## Instructions to follow
Extract, in full, the lines below, beginning at the first and ending with the line that contains "const yTicksD = [0.15, 0.1, 0.05, 0, -0.05, -0.1, -0.15];". Pictures do not belong in the copy.

## Recorded information
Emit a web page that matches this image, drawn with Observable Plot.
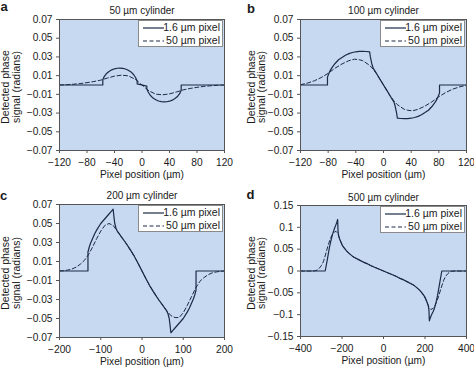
<!DOCTYPE html>
<html><head><meta charset="utf-8">
<script src="https://cdn.jsdelivr.net/npm/d3@7"></script>
<script src="https://cdn.jsdelivr.net/npm/@observablehq/plot@0.6"></script>
<style>
html,body{margin:0;padding:0;background:#fff;}
#wrap{position:relative;width:474px;height:368px;overflow:hidden;font-family:"Liberation Sans",Arial,sans-serif;color:#1a1a1a;}
.panel{position:absolute;}
.legend{position:absolute;box-sizing:border-box;background:#fff;border:1px solid #8a8a8a;width:85px;height:27px;}
.legend .row{position:absolute;left:0;right:0;height:13px;}
.legend svg{position:absolute;left:4px;top:0;}
.legend span{position:absolute;right:2px;top:0px;font-size:10.5px;line-height:13px;white-space:nowrap;color:#1a1a1a;}
</style></head><body><div id="wrap"></div>
<script>
// ---- Data ----
const titles = ["50 \u00b5m cylinder", "100 \u00b5m cylinder", "200 \u00b5m cylinder", "500 \u00b5m cylinder"];
const letters = ["a", "b", "c", "d"];
const seriesNames = ["1.6 \u00b5m pixel", "50 \u00b5m pixel"];
const xLabel = "Pixel position (\u00b5m)";
const yLabel = "Detected phase\nsignal (radians)";

const xTicksAB = [-120, -80, -40, 0, 40, 80, 120];
const xTicksC = [-200, -100, 0, 100, 200];
const xTicksD = [-400, -200, 0, 200, 400];
const yTicksABC = [0.07, 0.05, 0.03, 0.01, -0.01, -0.03, -0.05, -0.07];
const yTicksD = [0.15, 0.1, 0.05, 0, -0.05, -0.1, -0.15];

// Panel a (50 um cylinder)
const aSolidX = [-120,-57,-57,-55,-52,-48,-44,-40,-36,-32,-28,-24,-20,-16,-12,-9,-7,-7,7,7,9,12,16,20,24,28,32,36,40,44,48,52,55,57,57,120];
const aSolidY = [0,0,0.0055,0.009,0.012,0.0145,0.0162,0.0173,0.0179,0.018,0.0178,0.0171,0.0158,0.014,0.011,0.0075,0.004,0.0012,-0.0012,-0.004,-0.0075,-0.011,-0.014,-0.0158,-0.0171,-0.0178,-0.018,-0.0179,-0.0173,-0.0162,-0.0145,-0.012,-0.009,-0.0055,0,0];
const aDashX = [-120,-110,-100,-90,-80,-70,-60,-50,-40,-30,-20,-10,-5,0,5,10,20,30,40,50,60,70,80,90,100,110,120];
const aDashY = [0,0.0003,0.0008,0.0015,0.0025,0.0037,0.0052,0.0075,0.0095,0.0105,0.0098,0.0062,0.0032,0,-0.0032,-0.0062,-0.0098,-0.0105,-0.0095,-0.0075,-0.0052,-0.0037,-0.0025,-0.0015,-0.0008,-0.0003,0];

// Panel b (100 um cylinder)
const bSolidX = [-120,-81,-81,-78,-75,-70,-65,-60,-55,-50,-45,-40,-35,-30,-25,-20,-19,-17,-15,-12,-9,-6,-3,0,3,6,9,12,15,17,19,20,25,30,35,40,45,50,55,60,65,70,75,78,81,81,120];
const bSolidY = [0,0,0.0085,0.014,0.018,0.023,0.027,0.0295,0.0318,0.0335,0.0347,0.0355,0.036,0.036,0.0358,0.0354,0.03,0.023,0.018,0.0145,0.011,0.0072,0.0036,0,-0.0036,-0.0072,-0.011,-0.0145,-0.018,-0.023,-0.03,-0.0354,-0.0358,-0.036,-0.036,-0.0355,-0.0347,-0.0335,-0.0318,-0.0295,-0.027,-0.023,-0.018,-0.014,-0.0085,0,0];
const bDashX = [-120,-110,-100,-90,-80,-70,-60,-50,-42,-35,-30,-20,-15,-10,-5,0,5,10,15,20,30,35,42,50,60,70,80,90,100,110,120];
const bDashY = [0.0003,0.002,0.0045,0.008,0.0125,0.018,0.0225,0.026,0.0276,0.027,0.026,0.021,0.017,0.012,0.006,0,-0.006,-0.012,-0.017,-0.021,-0.026,-0.027,-0.0276,-0.026,-0.0225,-0.018,-0.0125,-0.008,-0.0045,-0.002,-0.0003];

// Panel c (200 um cylinder)
const cSolidX = [-200,-131,-131,-128,-125,-120,-115,-110,-100,-90,-80,-75,-70,-68,-66,-63,-60,-55,-50,-40,-30,-20,-10,0,10,20,30,40,50,55,60,63,66,68,70,75,80,90,100,110,115,120,125,128,131,131,200];
const cSolidY = [0,0,0.02,0.025,0.029,0.034,0.039,0.043,0.050,0.055,0.060,0.0625,0.065,0.057,0.050,0.045,0.042,0.039,0.036,0.030,0.0235,0.0165,0.0085,0,-0.0085,-0.0165,-0.0235,-0.030,-0.036,-0.039,-0.042,-0.045,-0.050,-0.057,-0.065,-0.0625,-0.060,-0.055,-0.050,-0.043,-0.039,-0.034,-0.029,-0.025,-0.02,0,0];
const cDashX = [-200,-190,-180,-170,-160,-150,-140,-130,-120,-110,-100,-90,-80,-70,-60,-50,-40,-30,-20,-10,0,10,20,30,40,50,60,70,80,90,100,110,120,130,140,150,160,170,180,190,200];
const cDashY = [0,0.0003,0.001,0.002,0.004,0.007,0.011,0.017,0.025,0.034,0.042,0.048,0.050,0.048,0.042,0.036,0.030,0.023,0.0165,0.0085,0,-0.0085,-0.0165,-0.023,-0.030,-0.036,-0.042,-0.047,-0.049,-0.049,-0.044,-0.036,-0.027,-0.018,-0.011,-0.007,-0.004,-0.002,-0.001,-0.0003,0];

// Panel d (500 um cylinder)
const dSolidX = [-400,-281,-275,-270,-265,-260,-255,-250,-245,-240,-235,-230,-225,-221,-219,-216,-212,-205,-200,-190,-180,-170,-160,-150,-140,-120,-100,-80,-60,-40,-20,0,
  20,40,60,80,100,120,140,150,160,170,180,190,200,205,212,216,219,221,225,230,235,240,245,250,255,260,265,270,275,281,400];
const dSolidY = [0,0,0.015,0.028,0.042,0.055,0.066,0.076,0.085,0.092,0.099,0.105,0.111,0.118,0.09,0.08,0.074,0.066,0.060,0.053,0.047,0.042,0.038,0.034,0.031,0.026,0.021,0.017,0.012,0.008,0.004,0,
  -0.004,-0.008,-0.012,-0.017,-0.021,-0.026,-0.031,-0.034,-0.038,-0.042,-0.047,-0.053,-0.060,-0.066,-0.074,-0.08,-0.09,-0.114,-0.108,-0.102,-0.097,-0.092,-0.086,-0.078,-0.068,-0.057,-0.044,-0.030,-0.016,0,0];
const dDashX = [-400,-340,-330,-320,-310,-300,-290,-284,-275,-265,-255,-245,-235,-228,-220,-212,-204,-195,-180,-170,-160,-150,-140,-120,-100,-80,-60,-40,-20,0,20,40,60,80,100,120,140,150,160,170,180,195,204,212,220,228,235,245,255,265,275,284,290,300,310,320,330,340,400];
const dDashY = [0,0,0.0005,0.002,0.006,0.012,0.021,0.030,0.045,0.062,0.075,0.085,0.090,0.0905,0.086,0.075,0.065,0.057,0.047,0.042,0.038,0.034,0.031,0.026,0.021,0.017,0.012,0.008,0.004,0,-0.004,-0.008,-0.012,-0.017,-0.021,-0.026,-0.031,-0.034,-0.038,-0.042,-0.047,-0.057,-0.065,-0.075,-0.084,-0.088,-0.087,-0.082,-0.072,-0.059,-0.043,-0.030,-0.021,-0.012,-0.006,-0.002,-0.0005,0,0];

// ---- Style / layout ----
const BG = "#c6d9f1";
const LINE = "#1b2a47";
const FRAME = "#555";
const FONT = "'Liberation Sans', Arial, sans-serif";

const panels = [
  {left: 0,   top: 0,   ml: 59, mr: 13, mt: 19, mb: 34, xd: [-120,120], xt: xTicksAB, yd: [-0.07,0.07], yt: yTicksABC, yf: d3.format(".2f"),
   sx: aSolidX, sy: aSolidY, dx: aDashX, dy: aDashY, letterDx: -55.5, letterDy: -12.5, titleDy: -9, yLabDx: -48.5},
  {left: 237, top: 0,   ml: 63, mr: 8,  mt: 19, mb: 34, xd: [-120,120], xt: xTicksAB, yd: [-0.07,0.07], yt: yTicksABC, yf: d3.format(".2f"),
   sx: bSolidX, sy: bSolidY, dx: bDashX, dy: bDashY, letterDx: -49.5, letterDy: -11, titleDy: -9, yLabDx: -44},
  {left: 0,   top: 184, ml: 59, mr: 13, mt: 20, mb: 31, xd: [-200,200], xt: xTicksC, yd: [-0.07,0.07], yt: yTicksABC, yf: d3.format(".2f"),
   sx: cSolidX, sy: cSolidY, dx: cDashX, dy: cDashY, letterDx: -56, letterDy: -9, titleDy: -8.5, yLabDx: -48.5},
  {left: 237, top: 184, ml: 63, mr: 8,  mt: 21, mb: 32, xd: [-400,400], xt: xTicksD, yd: [-0.15,0.15], yt: yTicksD, yf: d3.format(".2~f"),
   sx: dSolidX, sy: dSolidY, dx: dDashX, dy: dDashY, letterDx: -50, letterDy: -11, titleDy: -8, yLabDx: -44}
];

const wrap = document.getElementById("wrap");
const W = 237, H = 184;

panels.forEach((p, i) => {
  const solid = d3.zip(p.sx, p.sy).map(([x, y]) => ({x, y}));
  const dashed = d3.zip(p.dx, p.dy).map(([x, y]) => ({x, y}));
  const chart = Plot.plot({
    width: W, height: H,
    marginLeft: p.ml, marginRight: p.mr, marginTop: p.mt, marginBottom: p.mb,
    style: {fontFamily: FONT, fontSize: "10.2px", color: "#1a1a1a", background: "transparent", overflow: "visible"},
    x: {domain: p.xd},
    y: {domain: p.yd},
    marks: [
      Plot.frame({fill: BG}),
      Plot.line(dashed, {x: "x", y: "y", stroke: LINE, strokeWidth: 1, strokeDasharray: "4,2.5"}),
      Plot.line(solid, {x: "x", y: "y", stroke: LINE, strokeWidth: 1.2}),
      Plot.frame({stroke: FRAME, strokeWidth: 1}),
      Plot.axisX(p.xt, {tickSize: 3, tickPadding: 5, tickFormat: d3.format("d"), label: null, stroke: FRAME, fill: "#1a1a1a"}),
      Plot.axisY(p.yt, {tickSize: 3, tickPadding: 4, tickFormat: p.yf, label: null, stroke: FRAME, fill: "#1a1a1a"}),
      Plot.text([xLabel], {frameAnchor: "bottom", dy: 24.5, fontSize: 10.2, textAnchor: "middle", lineAnchor: "middle"}),
      Plot.text([yLabel], {frameAnchor: "left", dx: p.yLabDx, dy: 2, rotate: -90, fontSize: 10.5, lineHeight: 1.0, textAnchor: "middle", lineAnchor: "middle"}),
      Plot.text([titles[i]], {frameAnchor: "top", dy: p.titleDy, fontSize: 10, textAnchor: "middle", lineAnchor: "middle"}),
      Plot.text([letters[i]], {frameAnchor: "top-left", dx: p.letterDx, dy: p.letterDy, fontSize: 13, fontWeight: "bold", textAnchor: "middle", lineAnchor: "middle"})
    ]
  });
  const div = document.createElement("div");
  div.className = "panel";
  div.style.left = p.left + "px";
  div.style.top = p.top + "px";
  div.appendChild(chart);
  wrap.appendChild(div);

  // Legend (top-right corner inside the frame)
  const frameRight = p.left + W - p.mr;
  const frameTop = p.top + p.mt;
  const leg = document.createElement("div");
  leg.className = "legend";
  leg.style.left = (frameRight - 1 - 85) + "px";
  leg.style.top = (frameTop + 1) + "px";
  seriesNames.forEach((name, j) => {
    const row = document.createElement("div");
    row.className = "row";
    row.style.top = (j === 0 ? 0 : 13) + "px";
    row.innerHTML = `<svg width="22" height="13"><line x1="0" x2="21" y1="7" y2="7" stroke="${LINE}" stroke-width="${j === 0 ? 1.2 : 1}" ${j === 1 ? 'stroke-dasharray="4,2.5"' : ''}/></svg><span>${name}</span>`;
    leg.appendChild(row);
  });
  wrap.appendChild(leg);
});
</script></body></html>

## Written response
Emit a web page that matches this image, drawn with Observable Plot.
<!DOCTYPE html>
<html><head><meta charset="utf-8">
<script src="https://cdn.jsdelivr.net/npm/d3@7"></script>
<script src="https://cdn.jsdelivr.net/npm/@observablehq/plot@0.6"></script>
<style>
html,body{margin:0;padding:0;background:#fff;}
#wrap{position:relative;width:474px;height:368px;overflow:hidden;font-family:"Liberation Sans",Arial,sans-serif;color:#1a1a1a;}
.panel{position:absolute;}
.legend{position:absolute;box-sizing:border-box;background:#fff;border:1px solid #8a8a8a;width:85px;height:27px;}
.legend .row{position:absolute;left:0;right:0;height:13px;}
.legend svg{position:absolute;left:4px;top:0;}
.legend span{position:absolute;right:2px;top:0px;font-size:10.5px;line-height:13px;white-space:nowrap;color:#1a1a1a;}
</style></head><body><div id="wrap"></div>
<script>
// ---- Data ----
const titles = ["50 \u00b5m cylinder", "100 \u00b5m cylinder", "200 \u00b5m cylinder", "500 \u00b5m cylinder"];
const letters = ["a", "b", "c", "d"];
const seriesNames = ["1.6 \u00b5m pixel", "50 \u00b5m pixel"];
const xLabel = "Pixel position (\u00b5m)";
const yLabel = "Detected phase\nsignal (radians)";

const xTicksAB = [-120, -80, -40, 0, 40, 80, 120];
const xTicksC = [-200, -100, 0, 100, 200];
const xTicksD = [-400, -200, 0, 200, 400];
const yTicksABC = [0.07, 0.05, 0.03, 0.01, -0.01, -0.03, -0.05, -0.07];
const yTicksD = [0.15, 0.1, 0.05, 0, -0.05, -0.1, -0.15];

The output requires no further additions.